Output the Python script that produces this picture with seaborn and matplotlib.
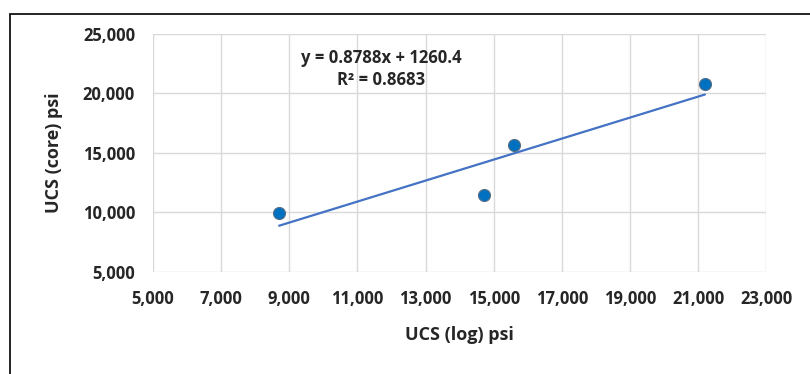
import numpy as np
import pandas as pd
import matplotlib
matplotlib.use("Agg")
import matplotlib.pyplot as plt
import seaborn as sns
from matplotlib.patches import Rectangle
from matplotlib.ticker import FuncFormatter

# data
ucs_log = [8700, 14700, 15600, 21200]
ucs_core = [9950, 11500, 15700, 20800]
eq_text = "y = 0.8788x + 1260.4"
r2_text = "R² = 0.8683"
x_ticks = list(range(5000, 23001, 2000))
y_ticks = list(range(5000, 25001, 5000))

df = pd.DataFrame({"UCS (log) psi": ucs_log, "UCS (core) psi": ucs_core})

sns.set_style("white")
plt.rcParams["font.family"] = ["Open Sans", "DejaVu Sans"]

fig = plt.figure(figsize=(8.1, 3.74), dpi=100)
ax = fig.add_axes([0.189, 0.273, 0.757, 0.636])

# outer frame
fig.patches.append(Rectangle((10 / 810, -0.05), 1.0, 1 - 14 / 374 + 0.05,
                             transform=fig.transFigure, fill=False,
                             edgecolor="black", linewidth=1.2))

# trend line from linear fit
coef = np.polyfit(df["UCS (log) psi"], df["UCS (core) psi"], 1)
xs = np.array([min(ucs_log), max(ucs_log)])
ax.plot(xs, np.polyval(coef, xs), color="#4472C4", linewidth=1.6, zorder=2)

sns.scatterplot(data=df, x="UCS (log) psi", y="UCS (core) psi", ax=ax,
                color="#0070C0", edgecolor="#5a6e85", linewidth=0.8,
                s=75, zorder=3)

ax.set_xlim(5000, 23000)
ax.set_ylim(5000, 25000)
ax.set_xticks(x_ticks)
ax.set_yticks(y_ticks)
fmt = FuncFormatter(lambda v, p: f"{int(v):,}")
ax.xaxis.set_major_formatter(fmt)
ax.yaxis.set_major_formatter(fmt)
ax.grid(True, color="#d9d9d9", linewidth=1.0)
for s in ax.spines.values():
    s.set_visible(False)
ax.tick_params(axis="both", length=0, labelsize=12)
ax.tick_params(axis="x", pad=13)
ax.tick_params(axis="y", pad=13)
for lab in ax.get_xticklabels() + ax.get_yticklabels():
    lab.set_fontweight("bold")

ax.set_xlabel("UCS (log) psi", fontsize=13, fontweight="bold", labelpad=13)
ax.set_ylabel("UCS (core) psi", fontsize=13, fontweight="bold", labelpad=14)

ax.text(11700, 23000, eq_text, ha="center", va="center", fontsize=12, fontweight="bold")
ax.text(11700, 21100, r2_text, ha="center", va="center", fontsize=12, fontweight="bold")

fig.savefig("out.png", dpi=100)
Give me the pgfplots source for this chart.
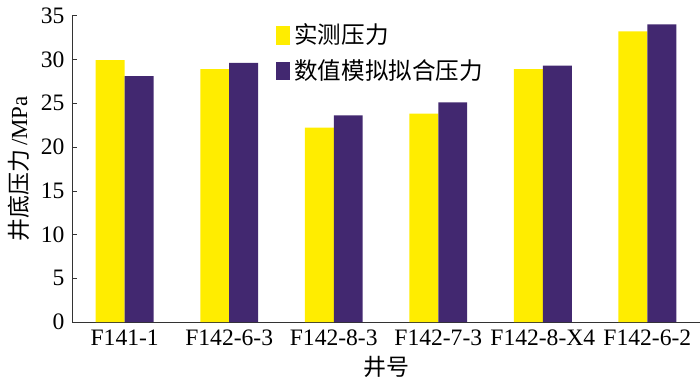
\documentclass[border=0pt]{standalone}
\usepackage{fontspec}
\setmainfont{Liberation Serif}
\newfontfamily\cjk{Noto Sans CJK SC}
\usepackage{pgfplots}
\pgfplotsset{compat=1.18}
\definecolor{cyel}{RGB}{255,237,0}
\definecolor{cpur}{RGB}{66,40,112}
\begin{document}
\fontsize{11.5}{13.5}\selectfont
\begin{tikzpicture}
\begin{axis}[
  scale only axis,
  width=314pt, height=153.5pt,
  xmin=-0.5, xmax=5.5,
  ymin=0, ymax=35,
  ytick={0,5,...,35},
  axis lines=left,
  axis line style={-, thin, black!80},
  ybar=0pt,
  bar width=14.5pt,
  xtick={0,...,5},
  xticklabels={F141-1,F142-6-3,F142-8-3,F142-7-3,F142-8-X4,F142-6-2},
  x tick style={draw=none},
  minor xtick={0.5,1.5,2.5,3.5,4.5,5.5},
  minor x tick style={black!80},
  minor tick length=2.5pt,
  major tick length=2.5pt,
  y tick style={black!80},
  tick align=inside,
  tick label style={font=\fontsize{11.8}{13.5}\selectfont},
  /pgf/number format/assume math mode=true,
  ylabel={{\cjk 井底压力}\,/MPa},
  xlabel={{\cjk 井号}},
  label style={font=\fontsize{11.5}{13.5}\selectfont},
  xlabel style={yshift=3pt},
  ylabel style={yshift=-2pt},
  legend style={at={(0.315,1.0)}, anchor=north west, draw=none, fill=none,
    font=\fontsize{11.8}{13.5}\selectfont, row sep=2pt},
  legend cell align=left,
  legend image code/.code={\fill[#1] (0pt,-4.7pt) rectangle (7pt,4.7pt);},
  clip=false,
]
\addplot[draw=none, fill=cyel] coordinates {(0,29.9) (1,28.9) (2,22.2) (3,23.8) (4,28.9) (5,33.2)};
\addplot[draw=none, fill=cpur] coordinates {(0,28.1) (1,29.6) (2,23.6) (3,25.1) (4,29.3) (5,34.0)};
\legend{{\cjk 实测压力},{\cjk 数值模拟拟合压力}}
\end{axis}
\end{tikzpicture}
\end{document}
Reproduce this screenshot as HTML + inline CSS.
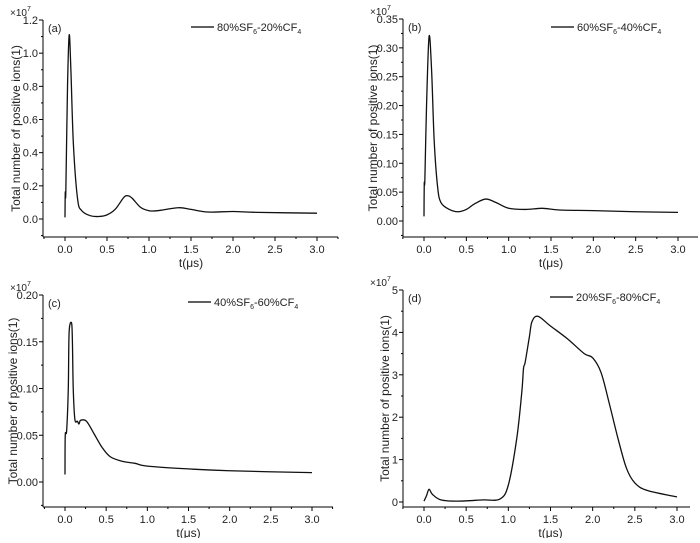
<!DOCTYPE html>
<html><head><meta charset="utf-8"><style>
body{margin:0;background:#fff;width:700px;height:538px;overflow:hidden}
svg{font-family:"Liberation Sans",sans-serif;}
</style></head><body>
<svg id="s" width="700" height="538" xmlns="http://www.w3.org/2000/svg"></svg>
<script>
const S=document.getElementById('s');let h='';
function panel(o){
 const {ax,ayTop,ayBot,x0,x3,xEnd,y0px,ytop,ymax,ticks,dec,label,leg,legX,legY,ylabX,data}=o;
 const X=t=>x0+(x3-x0)*t/3, Y=v=>y0px+(ytop-y0px)*v/ymax;
 h+=`<line x1="${ax}" y1="${ayTop}" x2="${ax}" y2="${ayBot}" stroke="#000" stroke-width="1"/>`;
 h+=`<line x1="${ax}" y1="${ayBot}" x2="${xEnd}" y2="${ayBot}" stroke="#000" stroke-width="1"/>`;
 for(let t=-0.25;t<=3.3;t+=0.25){const x=X(t);if(x<ax-1||x>xEnd+1)continue;const maj=Math.abs(t*2-Math.round(t*2))<1e-6;
  h+=`<line x1="${x}" y1="${ayBot}" x2="${x}" y2="${ayBot+(maj?4:2)}" stroke="#000"/>`;
  if(maj)h+=`<text x="${x}" y="${ayBot+16}" font-size="11" text-anchor="middle" fill="#222">${t.toFixed(1)}</text>`;}
 for(let i=0;i<ticks.length;i++){const v=ticks[i],y=Y(v);
  h+=`<line x1="${ax-4}" y1="${y}" x2="${ax}" y2="${y}" stroke="#000"/>`;
  h+=`<text x="${ax-5}" y="${y+4}" font-size="11" text-anchor="end" fill="#222">${v.toFixed(dec)}</text>`;
  if(i<ticks.length-1){const m=Y((v+ticks[i+1])/2);h+=`<line x1="${ax-2}" y1="${m}" x2="${ax}" y2="${m}" stroke="#000"/>`;}}
 const step=ticks[1]-ticks[0];const ym=Y(-step/2);if(ym<ayBot)h+=`<line x1="${ax-2}" y1="${ym}" x2="${ax}" y2="${ym}" stroke="#000"/>`;
 h+=`<text x="${ax-33}" y="${ayTop-4}" font-size="10" fill="#222">×10<tspan dy="-5" font-size="7">7</tspan></text>`;
 h+=`<text x="${ax+5}" y="${ayTop+12}" font-size="11" fill="#222">${label}</text>`;
 h+=`<line x1="${legX}" y1="${legY}" x2="${legX+23}" y2="${legY}" stroke="#000" stroke-width="1.2"/>`;
 h+=`<text x="${legX+26}" y="${legY+4}" font-size="11" fill="#222">${leg[0]}%SF<tspan font-size="7" dy="3">6</tspan><tspan dy="-3">-${leg[1]}%CF</tspan><tspan font-size="7" dy="3">4</tspan></text>`;
 const cy=(ayTop+ayBot)/2;
 h+=`<text x="${ylabX}" y="${cy}" font-size="12" text-anchor="middle" fill="#222" transform="rotate(-90 ${ylabX} ${cy})">Total number of positive ions(1)</text>`;
 h+=`<text x="${(x0+x3)/2}" y="${ayBot+30}" font-size="12" text-anchor="middle" fill="#222">t(μs)</text>`;
 const P=data.map(d=>[X(d[0]),Y(d[1])]);
 let p=`M${P[0][0]},${P[0][1]}`;
 for(let i=0;i<P.length-1;i++){const a=P[Math.max(0,i-1)],b=P[i],c=P[i+1],d=P[Math.min(P.length-1,i+2)];
  p+=`C${b[0]+(c[0]-a[0])/6},${b[1]+(c[1]-a[1])/6} ${c[0]-(d[0]-b[0])/6},${c[1]-(d[1]-b[1])/6} ${c[0]},${c[1]}`;}
 h+=`<path d="${p}" fill="none" stroke="#111" stroke-width="1.3"/>`;
}
panel({ax:43,ayTop:20,ayBot:237,x0:65,x3:317,xEnd:338,y0px:219,ytop:20,ymax:1.2,ticks:[0,0.2,0.4,0.6,0.8,1.0,1.2],dec:1,label:'(a)',leg:[80,20],legX:191,legY:27,ylabX:20,
 data:[[0,0.01],[0.003,0.16],[0.01,0.17],[0.03,0.8],[0.05,1.11],[0.07,0.9],[0.1,0.45],[0.15,0.12],[0.2,0.05],[0.3,0.02],[0.4,0.015],[0.5,0.025],[0.6,0.06],[0.7,0.13],[0.75,0.14],[0.8,0.125],[0.9,0.07],[1.0,0.05],[1.1,0.05],[1.35,0.068],[1.5,0.058],[1.7,0.042],[2.0,0.045],[2.3,0.04],[3.0,0.035]]});
panel({ax:403,ayTop:19,ayBot:237,x0:424,x3:678,xEnd:698,y0px:221,ytop:19,ymax:0.35,ticks:[0,0.05,0.1,0.15,0.2,0.25,0.3,0.35],dec:2,label:'(b)',leg:[60,40],legX:551,legY:27,ylabX:377,
 data:[[0,0.008],[0.003,0.065],[0.01,0.07],[0.03,0.2],[0.06,0.32],[0.09,0.26],[0.12,0.14],[0.16,0.06],[0.2,0.032],[0.3,0.02],[0.4,0.016],[0.5,0.02],[0.6,0.03],[0.73,0.038],[0.85,0.032],[1.0,0.022],[1.2,0.02],[1.4,0.022],[1.6,0.019],[2.0,0.018],[2.5,0.016],[3.0,0.015]]});
panel({ax:43,ayTop:295,ayBot:507,x0:65,x3:312,xEnd:333,y0px:482,ytop:295,ymax:0.2,ticks:[0,0.05,0.1,0.15,0.2],dec:2,label:'(c)',leg:[40,60],legX:188,legY:302,ylabX:17,
 data:[[0,0.008],[0.003,0.05],[0.02,0.055],[0.04,0.1],[0.05,0.16],[0.08,0.17],[0.09,0.15],[0.1,0.1],[0.12,0.067],[0.15,0.065],[0.17,0.062],[0.19,0.066],[0.26,0.065],[0.35,0.052],[0.45,0.037],[0.55,0.027],[0.7,0.022],[0.85,0.02],[1.0,0.017],[1.5,0.014],[2,0.012],[3,0.01]]});
panel({ax:403,ayTop:290,ayBot:507,x0:424,x3:677,xEnd:690,y0px:502,ytop:290,ymax:5,ticks:[0,1,2,3,4,5],dec:0,label:'(d)',leg:[20,80],legX:550,legY:297,ylabX:389,
 data:[[0,0.02],[0.03,0.15],[0.06,0.3],[0.1,0.18],[0.2,0.05],[0.4,0.02],[0.7,0.05],[0.9,0.07],[1.0,0.4],[1.1,1.5],[1.16,2.6],[1.18,3.15],[1.2,3.3],[1.25,3.9],[1.28,4.25],[1.35,4.38],[1.5,4.15],[1.7,3.85],[1.9,3.5],[2.0,3.4],[2.1,3.05],[2.2,2.3],[2.3,1.5],[2.4,0.8],[2.5,0.45],[2.65,0.27],[3.0,0.12]]});
S.innerHTML=h;
</script>
</body></html>
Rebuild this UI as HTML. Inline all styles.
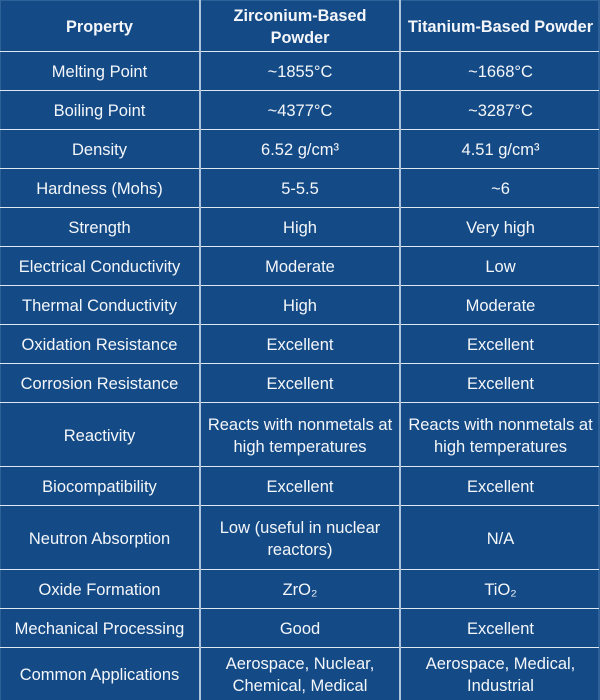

- - - - - - -

> Given exercise
Using the records above, find and show each line with the string "script".

> Result
Output the Python script that produces this picture with seaborn and matplotlib.
<script>
</script>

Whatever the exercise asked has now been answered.